In Jewelpet Sunshine, the Jewel Pod and Jewel Pod Crystal retains its usefulness as a magical item for the students of Sunshine Academy, even for Jewelpets. The Jewel Pod is used as a normal smartphone as well as casting magic, In Kira Deco, the Jewel Pod Diamond is used by all Jewelpets in Jewel Land and each of them were decorated with jewels and other decorations, depending on the user. It also allows the user to use magic as well. The Kira Deco 5 also obtained their own version of the Jewel Pod Diamond, which now allows them to contact the Jewelpets and identify the Deco Stones.
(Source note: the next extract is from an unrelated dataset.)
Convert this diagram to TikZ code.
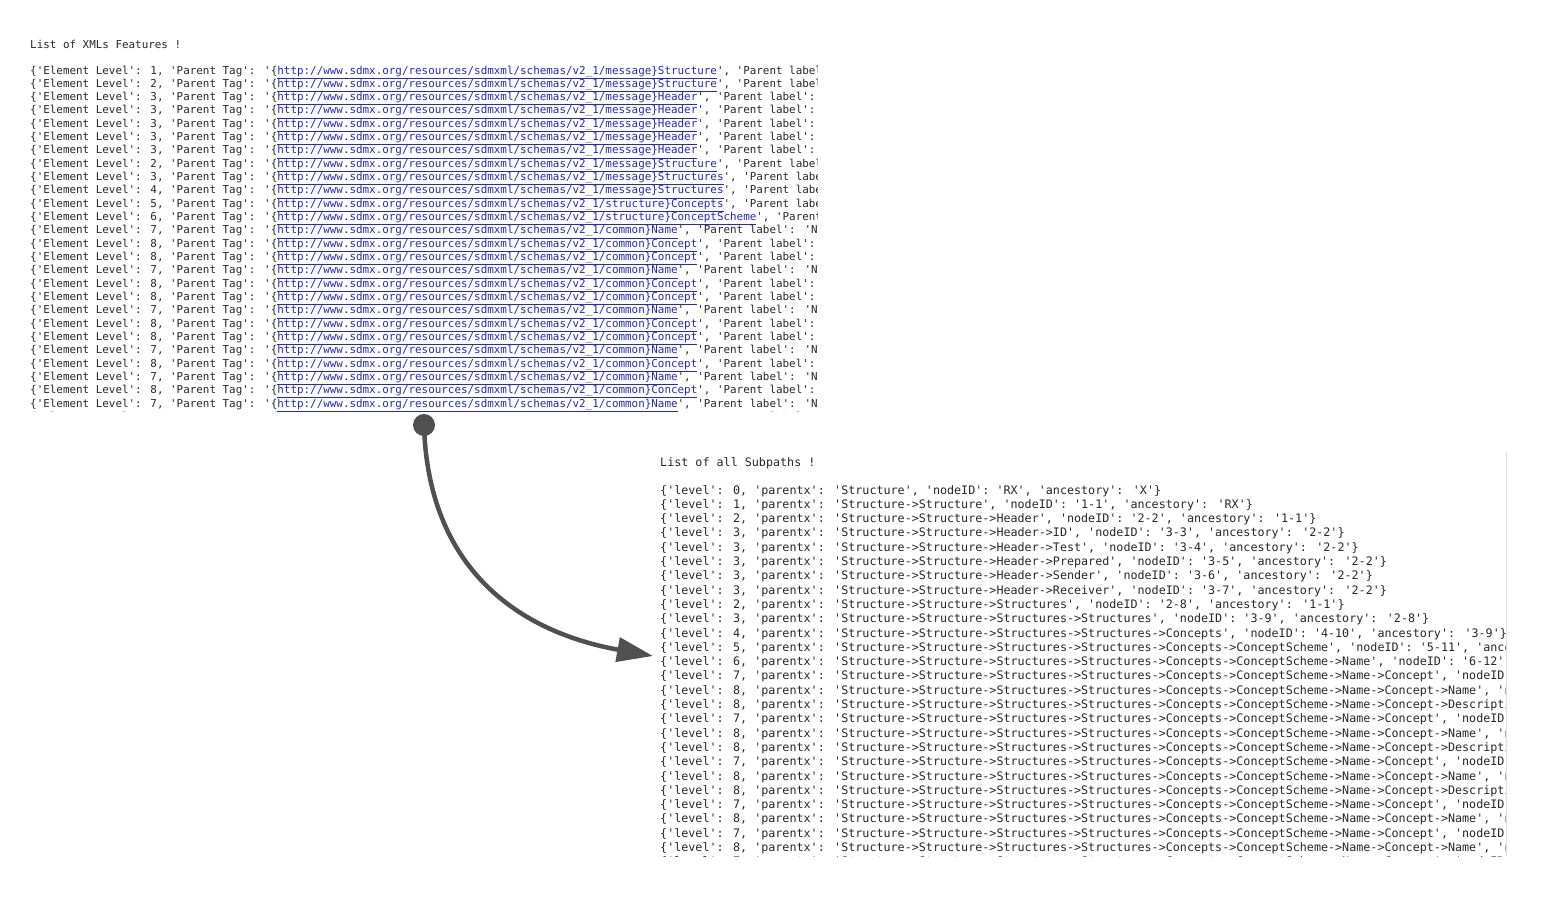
\documentclass[tikz,border=0pt]{standalone}
\usepackage{fontspec}
\newfontfamily\monof{DejaVu Sans Mono}
\usetikzlibrary{arrows.meta}
\definecolor{linkblue}{RGB}{40,40,190}
\definecolor{txt}{RGB}{40,40,40}
\definecolor{arr}{RGB}{80,80,80}
\newcommand\sdmx[2]{'\{\textcolor{linkblue}{\underline{http://www.sdmx.org/resources/sdmxml/schemas/v2\_1/#1\}#2}}'}
\newcommand\EL[3]{\{'Element Level': #1, 'Parent Tag': \sdmx{#2}{#3}, 'Parent label': 'None', 'Tag': 'x'\}}
\newcommand\SP[4]{\{'level': #1, 'parentx': '#2', 'nodeID': '#3', 'ancestory': '#4'\}}
\def\P{Structure->Structure->Structures->Structures->Concepts->ConceptScheme->Name}
\begin{document}
\begin{tikzpicture}[x=1pt,y=-1pt,
  lft/.style={anchor=base west,inner sep=0pt,font=\monof\fontsize{10.9}{13}\selectfont,text=txt},
  rgt/.style={anchor=base west,inner sep=0pt,font=\monof\fontsize{11.72}{14}\selectfont,text=txt}]
\useasboundingbox[fill=white] (0,0) rectangle (1541,897);
\node[lft] (t1) at (30,48) {List of XMLs Features !};
\begin{scope}
\clip (25,55) rectangle (817,411);
\foreach \i/\l/\n/\t in {0/1/message/Structure,1/2/message/Structure,2/3/message/Header,3/3/message/Header,4/3/message/Header,5/3/message/Header,6/3/message/Header,7/2/message/Structure,8/3/message/Structures,9/4/message/Structures,10/5/structure/Concepts,11/6/structure/ConceptScheme,12/7/common/Name,13/8/common/Concept,14/8/common/Concept,15/7/common/Name,16/8/common/Concept,17/8/common/Concept,18/7/common/Name,19/8/common/Concept,20/8/common/Concept,21/7/common/Name,22/8/common/Concept,23/7/common/Name,24/8/common/Concept,25/7/common/Name,26/8/common/Concept}
  \node[lft] (e\i) at (30,{74+13.32*\i}) {\EL{\l}{\n}{\t}};
\end{scope}
\node[rgt] (t2) at (660,466) {List of all Subpaths !};
\begin{scope}
\clip (650,480) rectangle (1505,856);
\node[rgt] (s0) at (660,494) {\SP{0}{Structure}{RX}{X}};
\node[rgt] (s1) at (660,508.3) {\SP{1}{Structure->Structure}{1-1}{RX}};
\node[rgt] (s2) at (660,522.6) {\SP{2}{Structure->Structure->Header}{2-2}{1-1}};
\node[rgt] (s3) at (660,536.9) {\SP{3}{Structure->Structure->Header->ID}{3-3}{2-2}};
\node[rgt] (s4) at (660,551.2) {\SP{3}{Structure->Structure->Header->Test}{3-4}{2-2}};
\node[rgt] (s5) at (660,565.5) {\SP{3}{Structure->Structure->Header->Prepared}{3-5}{2-2}};
\node[rgt] (s6) at (660,579.8) {\SP{3}{Structure->Structure->Header->Sender}{3-6}{2-2}};
\node[rgt] (s7) at (660,594.1) {\SP{3}{Structure->Structure->Header->Receiver}{3-7}{2-2}};
\node[rgt] (s8) at (660,608.4) {\SP{2}{Structure->Structure->Structures}{2-8}{1-1}};
\node[rgt] (s9) at (660,622.7) {\SP{3}{Structure->Structure->Structures->Structures}{3-9}{2-8}};
\node[rgt] (s10) at (660,637) {\SP{4}{Structure->Structure->Structures->Structures->Concepts}{4-10}{3-9}};
\node[rgt] (s11) at (660,651.3) {\SP{5}{Structure->Structure->Structures->Structures->Concepts->ConceptScheme}{5-11}{4-10}};
\node[rgt] (s12) at (660,665.6) {\SP{6}{\P}{6-12}{5-11}};
\foreach \i/\l/\x in {13/7/Concept,14/8/Concept->Name,15/8/Concept->Description,16/7/Concept,17/8/Concept->Name,18/8/Concept->Description,19/7/Concept,20/8/Concept->Name,21/8/Concept->Description,22/7/Concept,23/8/Concept->Name,24/7/Concept,25/8/Concept->Name,26/7/Concept}
  \node[rgt] (s\i) at (660,{494+14.3*\i}) {\SP{\l}{\P->\x}{\l-\i}{7-13}};
\end{scope}
\draw[gray!25,line width=0.8pt] (1506,452) -- (1506,856);
\coordinate (dot) at (424,425);
\coordinate (tip) at (653,656);
\fill[arr] (dot) circle (11);
\draw[arr,line width=4.5pt,-{Triangle[length=36pt,width=24pt]}] (dot) .. controls (428,570) and (520,632) .. (tip);
\end{tikzpicture}
\end{document}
In Episode 27, Ruby's obtains Jewelina's Jewel Pod Diamond and uses it to store the Deco Stones.

==Reception==
The Jewel Pod and Jewel Pod Crystal sold in a combined total of 300,000 Units in Japan alone. In the press release by Sega Toys on October 1, 2012, the Jewel Pod Diamond sold about 160,000 units in less than two months since its release and topped the charts as the most sold girl's toy in Japan. The company will have the target sales of 400,000 in the end of the year and will have a combined total of 700,000 units sold on all three Jewel Pods.